Les situations de tensions relationnelles font souvent l’objet de demande de coachings. Ce sont des accompagnements délicats car le coaché arrive éprouvé en séance avec un passif relationnel souvent lourd de plusieurs semaines voire plusieurs mois de conflit larvé ou déclaré.
Dans ces situations, il est tentant pour les salariés impliqués de s’éviter au lieu de s’ajuster. Or l’évitement crée de la violence, celle de ne pas être entendu, de se sentir ignoré voire déconsidéré, de vivre de l’injustice. Il favorise la cristallisation des tensions avec des conséquences RH parfois radicales : mobilité ‘subie’, perte de crédibilité avec impossibilité de mener à bien ses missions, ambiance de travail délétère, arrêt maladie et risques psychosociaux voire départ « forcé » de l’entreprise.

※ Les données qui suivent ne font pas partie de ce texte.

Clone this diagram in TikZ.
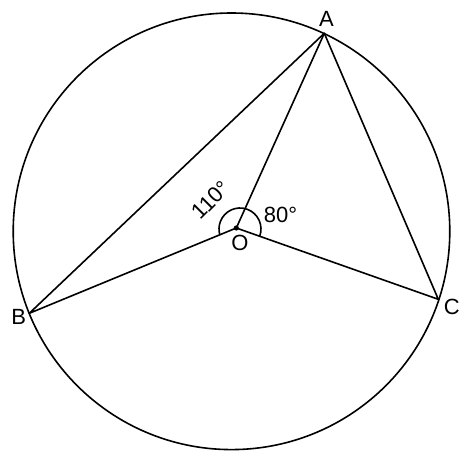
\documentclass[tikz,border=0pt]{standalone}
\usepackage{fontspec}
\setmainfont{Liberation Sans}
\begin{document}
\begin{tikzpicture}[x=1pt,y=1pt,
  geo/.style={line width=1.6pt,line join=round,line cap=round},
  lbl/.style={inner sep=0pt,font=\fontsize{22}{22}\selectfont}]
\useasboundingbox (0,0) rectangle (467,458);
\coordinate (Ctr) at (231.5,226.7);
\coordinate (A) at (324.3,424.7);
\coordinate (B) at (29.3,144.7);
\coordinate (C) at (438.3,158.7);
\coordinate (O) at (236.3,230);
\coordinate (Ac) at (240,229);
\draw[geo] (Ctr) circle[radius=218.3];
\draw[geo] (A) -- (B) -- (O) -- (C) -- cycle;
\draw[geo] (O) -- (A);
\draw[geo] ([shift={(-20.3:21)}]Ac) arc[start angle=-20.3,end angle=195.8,radius=21];
\fill (O) circle[radius=2.6];
\node[lbl] (la) at (326.5,439) {A};
\node[lbl] (lb) at (18.8,141.3) {B};
\node[lbl] (lc) at (451.7,151.3) {C};
\node[lbl] (lo) at (240,214.7) {O};
\node[lbl] (l80) at (280.5,243) {80°};
\node[lbl,rotate=45] (l110) at (211,258) {110°};
\end{tikzpicture}
\end{document}
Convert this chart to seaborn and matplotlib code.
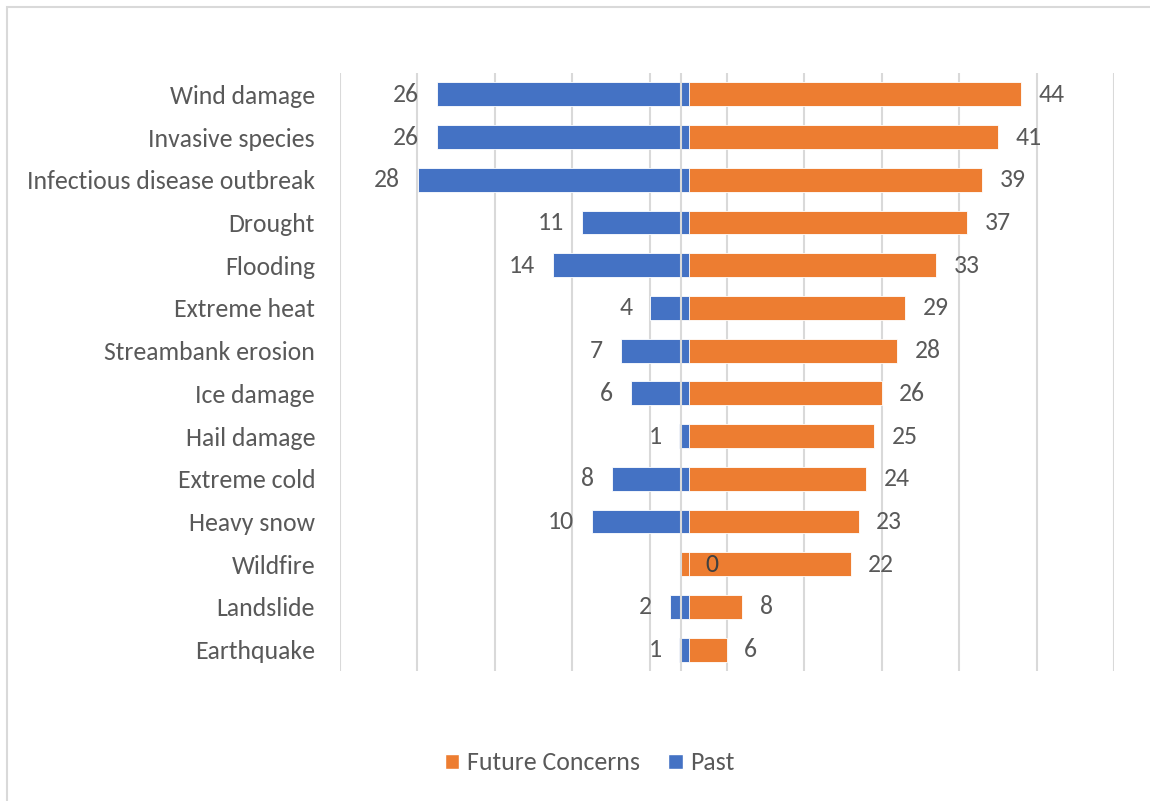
import matplotlib
matplotlib.use("Agg")
import matplotlib.pyplot as plt
import matplotlib.transforms as mtransforms
from matplotlib.lines import Line2D
from matplotlib.patches import Patch, Rectangle
import seaborn as sns
import pandas as pd

categories = [
    "Wind damage", "Invasive species", "Infectious disease outbreak", "Drought",
    "Flooding", "Extreme heat", "Streambank erosion", "Ice damage",
    "Hail damage", "Extreme cold", "Heavy snow", "Wildfire", "Landslide",
    "Earthquake",
]
future = [44, 41, 39, 37, 33, 29, 28, 26, 25, 24, 23, 22, 8, 6]
past = [26, 26, 28, 11, 14, 4, 7, 6, 1, 8, 10, 0, 2, 1]

BLUE = "#4472C4"
ORANGE = "#ED7D31"
TEXT = "#595959"
GRID = "#D9D9D9"

sns.set_theme(style="white")
plt.rcParams["font.family"] = ["Carlito", "Lato", "DejaVu Sans"]
FS = 18.5

df = pd.DataFrame({"category": categories, "future": future,
                   "past_neg": [-p for p in past]})

W, H = 1150, 801
fig = plt.figure(figsize=(W / 100, H / 100), dpi=100)
fig.patch.set_facecolor("white")

# chart frame
fig.add_artist(Rectangle((7 / W, -0.05), 1.2, 1 - 7 / H + 0.05,
                         transform=fig.transFigure, fill=False,
                         edgecolor=GRID, linewidth=1.5))

left, right, top, bottom = 340, 1114, 73, 671
ax = fig.add_axes([left / W, 1 - bottom / H, (right - left) / W, (bottom - top) / H])

# future concerns on the primary axis
sns.barplot(data=df, y="category", x="future", orient="h", ax=ax,
            color=ORANGE, saturation=1, width=0.56,
            edgecolor="white", linewidth=0.6)
ax.set_xlim(-44, 56)
ax.set_xticks(range(-44, 57, 10))
ax.grid(axis="x", color=GRID, linewidth=1.5)
ax.grid(axis="y", visible=False)
ax.set_axisbelow(True)

# past events on a secondary axis, drawn leftward
ax2 = ax.twiny()
sns.barplot(data=df, y="category", x="past_neg", orient="h", ax=ax2,
            color=BLUE, saturation=1, width=0.56,
            edgecolor="white", linewidth=0.6)
ax2.set_xlim(-36, 43.8)

for a in (ax, ax2):
    for s in a.spines.values():
        s.set_visible(False)
    a.set_xlabel("")
    a.set_ylabel("")
    a.tick_params(axis="x", length=0, labelbottom=False, labeltop=False)
ax2.set_xticks([])
ax.tick_params(axis="y", length=0, pad=18, labelsize=FS, labelcolor=TEXT)
ax2.tick_params(axis="y", length=0, labelleft=False)

# vertical axis line at the future-concerns zero
trans = mtransforms.blended_transform_factory(ax.transData, ax2.transAxes)
ax2.add_line(Line2D([0, 0], [0, 1], transform=trans, color=GRID,
                    linewidth=1.5, zorder=5))

# value labels
for i, (f, p) in enumerate(zip(future, past)):
    ax.annotate(str(f), (f, i), xytext=(12.5, 0), textcoords="offset points",
                ha="left", va="center", fontsize=FS, color=TEXT)
    if p > 0:
        ax2.annotate(str(p), (-p, i), xytext=(-13, 0), textcoords="offset points",
                     ha="right", va="center", fontsize=FS, color=TEXT, zorder=6)
    else:
        ax2.annotate(str(p), (0, i), xytext=(12, 0), textcoords="offset points",
                     ha="left", va="center", fontsize=FS, color="#404040", zorder=6)

handles = [Patch(facecolor=ORANGE, label="Future Concerns"),
           Patch(facecolor=BLUE, label="Past")]
fig.legend(handles=handles, loc="center", bbox_to_anchor=(590 / W, 1 - 763 / H),
           ncol=2, frameon=False, fontsize=FS, labelcolor=TEXT,
           handlelength=0.55, handleheight=0.55, handletextpad=0.3,
           columnspacing=1.1)

fig.savefig("out.png", dpi=100, facecolor="white")
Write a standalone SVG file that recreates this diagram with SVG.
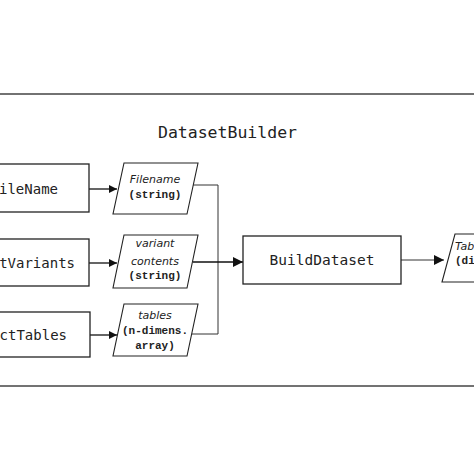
<svg xmlns="http://www.w3.org/2000/svg" width="474" height="474" viewBox="0 0 474 474">
<style>
.frame{fill:#fff;stroke:#444;stroke-width:1.5}
.box{fill:#fff;stroke:#222;stroke-width:1.3}
.data{fill:#fff;stroke:#222;stroke-width:1.1}
.mono{font-family:"DejaVu Sans Mono","Liberation Mono",monospace;fill:#222}
.it{font-family:"DejaVu Sans","Liberation Sans",sans-serif;font-style:italic;font-size:11px;fill:#222}
.cm{font-family:"Liberation Mono","Courier New",monospace;font-weight:bold;font-size:11px;fill:#222}
.ln{fill:none;stroke:#111;stroke-width:1.3}
.thin{fill:none;stroke:#333;stroke-width:1}
</style>
<defs>
<marker id="ah" viewBox="0 0 10 10" refX="10" refY="5" markerWidth="8" markerHeight="8" markerUnits="userSpaceOnUse" orient="auto">
<path d="M0,0 L10,5 L0,10 z" fill="#111"/>
</marker>
<marker id="ah2" viewBox="0 0 10 10" refX="10" refY="5" markerWidth="10" markerHeight="10" markerUnits="userSpaceOnUse" orient="auto">
<path d="M0,0 L10,5 L0,10 z" fill="#111"/>
</marker>
</defs>
<rect width="474" height="474" fill="#fff"/>
<g id="frame">
<rect class="frame" x="-10" y="94" width="494" height="292"/>
<text class="mono" x="227.5" y="138" font-size="16.5" text-anchor="middle">DatasetBuilder</text>
</g>
<g id="connectors">
<line class="ln" x1="89" y1="189" x2="117" y2="189" marker-end="url(#ah)"/>
<line class="ln" x1="89" y1="263" x2="117" y2="263" marker-end="url(#ah)"/>
<line class="ln" x1="90" y1="335" x2="117" y2="335" marker-end="url(#ah)"/>
<polyline class="thin" points="192,185 218,185 218,334 190,334"/>
<line class="ln" x1="193" y1="262" x2="243" y2="262" marker-end="url(#ah2)"/>
<line class="thin" x1="401" y1="260" x2="444" y2="260" marker-end="url(#ah2)"/>
</g>
<g id="getFileName">
<rect class="box" x="-20" y="164" width="109" height="48"/>
<text class="mono" x="58" y="194" font-size="14" text-anchor="end">ileName</text>
</g>
<g id="extractVariants">
<rect class="box" x="-20" y="239" width="109" height="47"/>
<text class="mono" x="75" y="268" font-size="14" text-anchor="end">tVariants</text>
</g>
<g id="extractTables">
<rect class="box" x="-20" y="312" width="110" height="45"/>
<text class="mono" x="67" y="340" font-size="14" text-anchor="end">ctTables</text>
</g>
<g id="filename">
<polygon class="data" points="124,163 198,163 187,214 113,214"/>
<text class="it" x="155" y="183" text-anchor="middle">Filename</text>
<text class="cm" x="155" y="198" text-anchor="middle">(string)</text>
</g>
<g id="variantContents">
<polygon class="data" points="124,235 198,235 187,288 113,288"/>
<text class="it" x="155" y="247" text-anchor="middle">variant</text>
<text class="it" x="155" y="265" text-anchor="middle">contents</text>
<text class="cm" x="155" y="279" text-anchor="middle">(string)</text>
</g>
<g id="tables">
<polygon class="data" points="124,304 198,304 187,356 113,356"/>
<text class="it" x="155" y="319" text-anchor="middle">tables</text>
<text class="cm" x="155" y="334" text-anchor="middle">(n-dimens.</text>
<text class="cm" x="155" y="349" text-anchor="middle">array)</text>
</g>
<g id="buildDataset">
<rect class="box" x="243" y="236" width="158" height="48"/>
<text class="mono" x="322" y="265" font-size="14.5" text-anchor="middle">BuildDataset</text>
</g>
<g id="output">
<polygon class="data" points="455,234 490,234 477,282 442,282"/>
<text class="it" x="455" y="250" font-size="10.5">Tab</text>
<text class="cm" x="455" y="264" font-size="10">(di</text>
</g>
</svg>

A force de désajustement les salariés en conflit finissent par ne plus du tout se comprendre, et ce qui pouvait être au point de départ « juste » une manière différente d’appréhender les évènements, se transforme en une histoire de personnes (« je ne me sens pas respecté » ; « il le fait exprès pour me mettre en difficulté » ; « il ne m’a jamais apprécié » ; …). Progressivement s’opère un glissement sur le terrain du personnel, terrain hautement inflammable car chargé émotionnellement, où le réactionnel devient la règle, le théâtre de répétitions sans issue satisfaisante possible.
En séance, je travaille avec le coaché à baisser la charge émotionnelle, en accueillant l’inconfort de ce qu’il vit et qui correspond parfois à la réactivation de situations anciennes vécues, situations potentiellement traumatiques sur la base desquelles il s’est construit une stratégie de protection (attaque, repli, évitement). C’est la phase d’accueil et de réparation.
Je suis parfois aussi amenée à reconnaître l’injustice d’une situation qui n’est pas le fruit d’une intention de nuire (j’ai sinon un rôle d’alerte auprès des RH ou du DG) mais la résultante d’un enchaînement « malheureux » d’évènements.
Quand c’est possible et que la personne en a les ressources, s’ouvre ensuite une phase de confrontation souvent fructueuse à l’occasion de laquelle le coaché contacte des ressources dont il ne soupçonnait pas l’existence ; ressources dont il ne disposait pas à l’époque et qui lui permettent aujourd’hui de rompre la répétition.
Le télétravail en ce qu’il offre cette « solution » de facilité de s’éviter au lieu de s’ajuster, invite à encore plus de courage managérial et d’agilité relationnelle car rester en lien demande des efforts pour sortir de son mode d’interaction naturel et se mettre dans les baskets de son interlocuteur. En cela, la process communication offre un éclairage intéressant en sensibilisant le coaché à d’autres modes de fonctionnement que le sien.
Mais c’est avant tout l’expérience relationnelle qui se vit en coaching qui est modélisante. De la même manière que le manager doit faire preuve de courage pour conserver le lien avec son collaborateur, le coach doit passer de la réparation (reconnaître le douloureux de la situation) à la confrontation (dire ce que le coaché n’a pas envie d’entendre) tout en conservant l’alliance. Le coach traverse l’inconfort de se faire l’échos de cet « Autre » sur lequel le coaché cristallise toute son aversion. Dans le même temps il reste vigilant à ne pas ajouter de la violence à la violence, en identifiant le bon moment, celui où la confrontation va être fructueuse au risque sinon de renforcer les résistances du coaché et d’apparaître déloyal.
L’entretien tripartite en présence du manager et parfois des RH est une autre occasion de se dire les choses avec le soutien du coach. De se remettre les uns et les autres en responsabilité, et de collectivement trouver une manière de sortir par le haut d’une situation relationnelle conflictuelle qui pourrait sinon s’enliser jusqu’à un point de non-retour.
Accompagner une personne confrontée à des tensions relationnelles au travail, c’est remettre de la fluidité et de l’humain, là où elle vit de la violence et de l’inextricable. C’est aussi aider le système (le binôme/l’équipe/l’entreprise) en permettant que chacun des acteurs impliqués participent, en responsabilité, à la sortie d’une situation de crise.